Avoiding Common Pitfalls

• Ignoring unit systems: Entering a module into the diametral pitch field yields wildly oversized gears. Always double-check the measurement selector.
• Skipping base circle verification: If the base diameter is smaller than the root circle, the involute cannot be cut correctly, leading to undercut teeth.
• Overlooking velocity limits: High pitch-line velocity may demand synthetic lubricants or splash system upgrades.
• Neglecting face width: Thin face widths diminish permissible power even if the pitch diameter is correct.
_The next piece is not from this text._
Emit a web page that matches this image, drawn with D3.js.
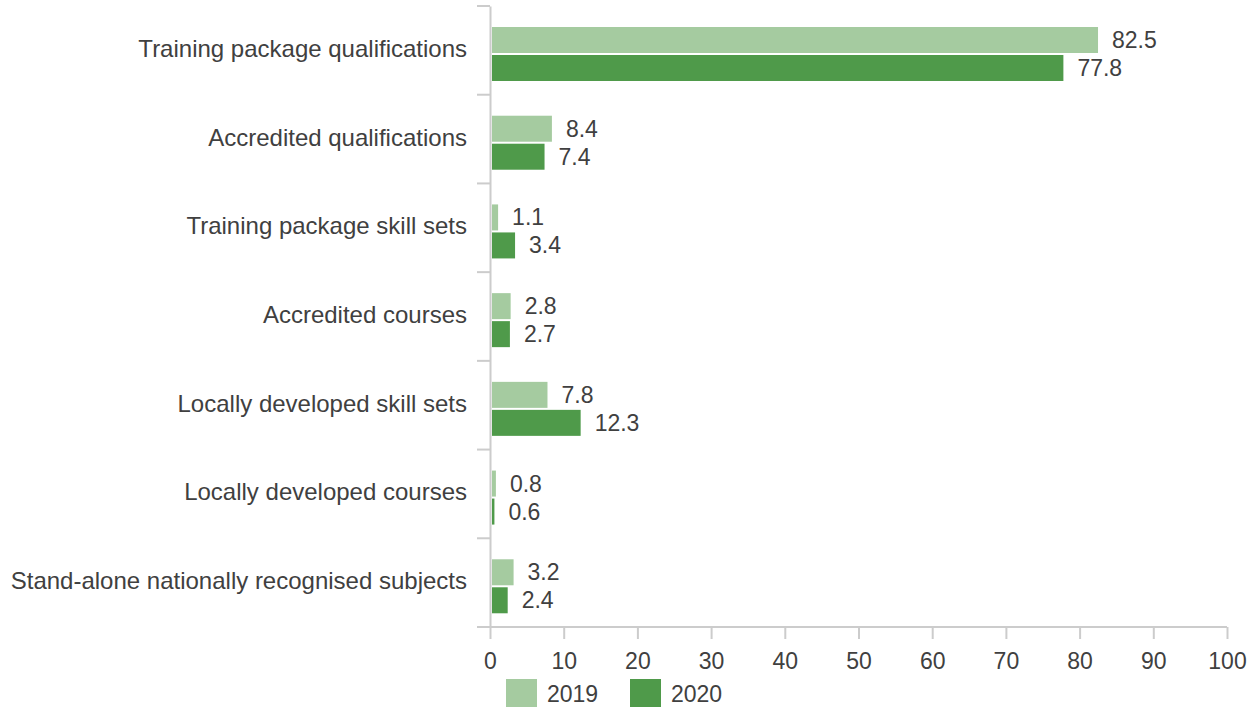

By systematically applying the steps above, you transform a simple tooth count into a fully validated gear blank specification, ensuring the downstream manufacturing plan, inspection process, and operational performance stand on a sound foundation.

Practical Example

Consider designing a spur gear with 64 teeth, 12 diametral pitch, 20° pressure angle, and 1800 RPM input. The pitch diameter becomes 5.333 in, the outside diameter 5.5 in, the base diameter 5.011 in, and the pitch-line velocity 2,510 ft/min. Feeding those numbers into your drivetrain layout sets the shaft spacing and bearing loads. If the same gear were produced using module 2.117 (the metric equivalent), the pitch diameter would be 135.5 mm and the velocity 7.11 m/s at the same rpm. The calculator output mirrors this reasoning, reinforcing the mental math with precise values.

Ultimately, calculating gear diameter from teeth number is more than an academic exercise; it is the anchor of any high-performing gear system. With the premium interface above, extensive context from standards and authoritative references, and a disciplined workflow, you will deliver gears that mesh perfectly on paper and in the field.